If you are having the same feelings and would like to walk together with me, feel free to e-mail me at skjbvh4 - at - allcom - dot - net!
I just want to leave you with a couple of things that have spoken to me today! The first is from the Believing God Bible study I did a few years ago. I made the ladies who came a bookmark that had the covenant on it. Here it is:
I Covenant to Believe....
God is who He says He is....
God can do what He says He can do....
I am who God says I am....
I can do all things through Christ....
God's word is alive and active in Me....
The song History by Matthew West was God saying "put in behind you now, walk forward in FREEDOM!"

History - Matthew West

5 comments:

Mari said...

I like your new look! You know - I know a lot of people struggle with feeling likable - including me at times. I would have never thought that of you. You always appear confident and do well with taking charge. And of course there is the fact that you ARE likable! Those thoughts do come from Satan and I'm glad you realize it. God did a great job when He made you and I'm so glad to know you!

Cheryl said...

Oh Kim! I have struggles with the same thing. You know 2 Timothy 1:7 says that "GOD has not given us a spirit of fear, but of power and of love and of a sound mind." We can overcome this. You are just two darn sweet to be thinking those thoughts! Love the new look! Please pray for Lisa today as her youngest son had surgery on his ear. He made it fine but she needs us. Thanks and have a good evening!

Anonymous said...

What a honest post. You are not alone- I struggle with this too at times.
It is most definitely a lie from Satan. I know you didn't post this to have people give you warm fuzzies- BUT I want you to know without a doubt that you are 100% completely lovable. You are one of the sweetest people I know and I totally respect the way you live your faith every day.
Hugs!

Diane said...

You, my dear, are one of the greatest gifts I've ever received from God! You are a true friend and I know that I can always count on you to be there if I need a shoulder... I am always here for you too - you know that! If you were not so "likeable" I would not be able to say this about you! I love you and I praise our Father for bringing us together in this life! I already am on that walk with you - I'm right beside you - you only need to turn your head and extend your hand! You are such an incredible gift to those who know you - I mean REALLY know you!! You need to speak out loud - LOUDLY - and tell satan to shove off because Jesus is in control of your life!

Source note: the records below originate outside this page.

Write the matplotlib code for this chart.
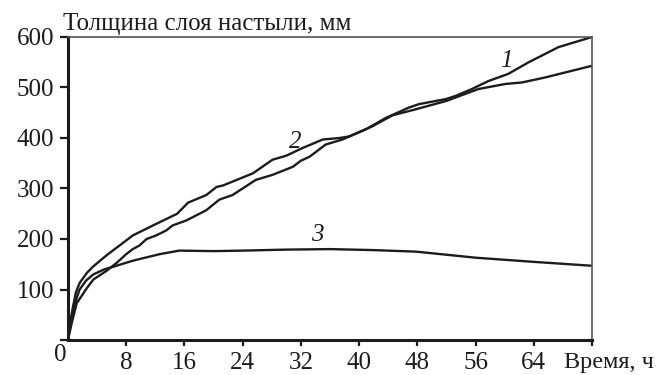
import matplotlib
matplotlib.use("Agg")
import matplotlib.pyplot as plt

# Curve 1 (ends at 600)
t1 = [0, 0.5, 1.2, 2.0, 2.6, 3.5, 5.3, 6.7, 8, 8.9, 9.8, 10.8, 12.1, 13.5, 14.4,
      16.3, 19, 20.8, 22.6, 25.8, 28.1, 30.9, 32, 33.2, 35.4, 37.7, 40.9, 43.7,
      46.8, 48.2, 51.9, 53.2, 55.5, 57.8, 60.5, 63.3, 67.4, 72]
v1 = [0, 33, 73, 90, 103, 120, 137, 153, 170, 180, 187, 200, 207, 217, 227,
      237, 257, 278, 287, 317, 327, 343, 355, 363, 387, 397, 417, 440,
      460, 467, 477, 483, 497, 513, 527, 550, 580, 600]

# Curve 2 (upper in early part, ends ~543)
t2 = [0, 0.3, 0.7, 1.1, 1.6, 2.6, 3.5, 4.4, 5.5, 6.7, 8.9, 11.7, 14, 15, 16.5, 19,
      20.4, 21.3, 25.4, 28.1, 30, 32.2, 35, 37.3, 38.6, 41.8, 44.6, 47.3, 51.9,
      56.4, 60.1, 62.4, 65.6, 72]
v2 = [0, 35, 67, 95, 113, 133, 146, 157, 170, 183, 207, 227, 243, 250, 272, 287,
      303, 306, 330, 357, 365, 380, 397, 400, 403, 423, 445, 455, 473,
      497, 507, 510, 520, 543]

# Curve 3 (plateau)
t3 = [0, 0.5, 1, 1.6, 2.5, 3.5, 5, 6.2, 8.9, 12.6, 15.3, 20, 24, 30, 36, 42,
      47.8, 56, 63.7, 72]
v3 = [0, 45, 75, 100, 118, 130, 140, 145, 157, 170, 177, 176, 177, 179, 180,
      178, 175, 163, 155, 147]

xticks = [8, 16, 24, 32, 40, 48, 56, 64, 72]
xticklabels = ["8", "16", "24", "32", "40", "48", "56", "64", ""]
yticks = [0, 100, 200, 300, 400, 500, 600]
yticklabels = ["", "100", "200", "300", "400", "500", "600"]

plt.rcParams['font.family'] = ['Liberation Serif', 'DejaVu Serif']

W, H = 658, 375
fig = plt.figure(figsize=(W/100, H/100), dpi=100)
ax = fig.add_axes([68/W, 35/H, (592-68)/W, (340-37)/H])

col = '#1c1c1c'
fs = 18
for t, v in [(t1, v1), (t2, v2), (t3, v3)]:
    ax.plot(t, v, color=col, lw=1.7, solid_joinstyle='round', solid_capstyle='round')

ax.set_xlim(0, 72)
ax.set_ylim(0, 600)
ax.set_xticks(xticks)
ax.set_xticklabels(xticklabels)
ax.set_yticks(yticks)
ax.set_yticklabels(yticklabels)
ax.tick_params(direction='out', width=1.6, labelsize=fs, colors=col)
ax.tick_params(axis='x', length=4.5, pad=4)
ax.tick_params(axis='y', length=6, pad=4)

for s in ['left', 'bottom']:
    ax.spines[s].set_linewidth(2.2)
    ax.spines[s].set_color(col)
for s in ['top', 'right']:
    ax.spines[s].set_linewidth(1.2)
    ax.spines[s].set_color('#555555')

ax.text(60.3, 553, '1', style='italic', fontsize=fs, ha='center', va='center', color=col)
ax.text(31.2, 393, '2', style='italic', fontsize=fs, ha='center', va='center', color=col)
ax.text(34.3, 207, '3', style='italic', fontsize=fs, ha='center', va='center', color=col)

fig.text(60/W, 1 - 361/H, '0', fontsize=fs, ha='center', va='baseline', color=col)
fig.text(63/W, 1 - 30/H, 'Толщина слоя настыли, мм', fontsize=fs, ha='left', va='baseline', color=col)
fig.text(654/W, 1 - 368/H, 'Время, ч', fontsize=17.5, ha='right', va='baseline', color=col)

fig.savefig('out.png', dpi=100)
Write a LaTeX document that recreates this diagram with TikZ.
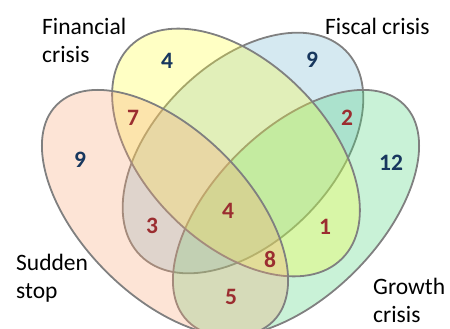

You are exactly who God needs you to be every day of your life!

Peggy said...

Blessings Kim...You are so like able...who would have thought that insecurity lay lurking in the heart. You already know the Truth. You recognize it as a lie & a tool so what's holding you back...nothing! Someone gave you my verse 2 Timothy 1:7 and you have the other head knowledge so let's make that YES, YES, YES to the Lord a reality, eh? Let's drive that Truth right to your heart.
I missed what innocent thing your hubby did, but no matter...I love Your new Covenant!

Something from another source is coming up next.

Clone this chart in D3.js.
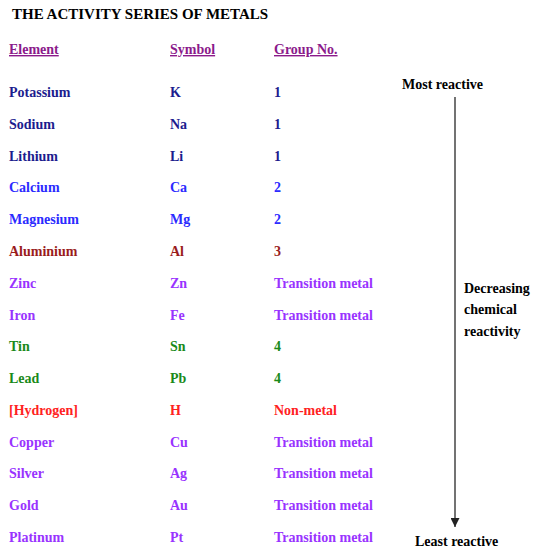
<!DOCTYPE html><html><head><meta charset="utf-8"><script src="https://cdn.jsdelivr.net/npm/d3@7"></script>
<style>body{margin:0;background:#fff}</style></head><body><svg id="c" width="555" height="555"></svg>
<script>
const elements=["Potassium","Sodium","Lithium","Calcium","Magnesium","Aluminium","Zinc","Iron","Tin","Lead","[Hydrogen]","Copper","Silver","Gold","Platinum"];
const symbols=["K","Na","Li","Ca","Mg","Al","Zn","Fe","Sn","Pb","H","Cu","Ag","Au","Pt"];
const groups=["1","1","1","2","2","3","Transition metal","Transition metal","4","4","Non-metal","Transition metal","Transition metal","Transition metal","Transition metal"];
const kinds=["alkali","alkali","alkali","earth","earth","al","tm","tm","g4","g4","h","tm","tm","tm","tm"];
const headers=["Element","Symbol","Group No."];
const colors={alkali:"#1c1c8e",earth:"#2b2bff",al:"#9a1c1c",tm:"#9933ff",g4:"#1a8a1a",h:"#ff2222"};
const svg=d3.select("#c");
const F="'Liberation Serif','Times New Roman',serif";
const y=d3.scaleLinear().domain([0,elements.length-1]).range([97,542]);
const cols=d3.scaleOrdinal().domain([0,1,2]).range([9,170,274]);
svg.append("text").attr("x",12).attr("y",19).attr("font-family",F).attr("font-size",15).attr("font-weight","bold").text("THE ACTIVITY SERIES OF METALS");
headers.forEach((h,i)=>svg.append("text").attr("x",cols(i)).attr("y",54).attr("font-family",F).attr("font-size",14).attr("font-weight","bold").attr("fill","#8b1a8b").attr("text-decoration","underline").text(h));
[elements,symbols,groups].forEach((arr,ci)=>{
 svg.selectAll(null).data(arr).join("text").attr("x",cols(ci)).attr("y",(d,i)=>y(i)).attr("font-family",F).attr("font-size",14).attr("font-weight","bold").attr("fill",(d,i)=>colors[kinds[i]]).text(d=>d);
});
svg.append("defs").append("marker").attr("id","a").attr("viewBox","0 0 10 10").attr("refX",10).attr("refY",5).attr("markerWidth",6).attr("markerHeight",6).attr("orient","auto").append("path").attr("d","M0,0L10,5L0,10Z").attr("fill","#222");
svg.append("line").attr("x1",455).attr("x2",455).attr("y1",97).attr("y2",527).attr("stroke","#444").attr("stroke-width",1.5).attr("marker-end","url(#a)");
const t=(x,yy,s)=>svg.append("text").attr("x",x).attr("y",yy).attr("font-family",F).attr("font-size",14).attr("font-weight","bold").text(s);
t(402,89,"Most reactive");t(464,293,"Decreasing");t(464,314,"chemical");t(464,336,"reactivity");t(415,546,"Least reactive");
</script></body></html>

You do not need to keep up with The Love Dare...you can go back & read until you get the book. Chelle is quoted directly though obviously not all of it. For the first 6-7 days I had it from The Love Dare site. I also had excerpts from Google Books with amazon.
It sounds like you & Steve would both benefit! Maybe your church could do a Bible Study for couples. May God bless you! I love Matthew West and History! Thanks!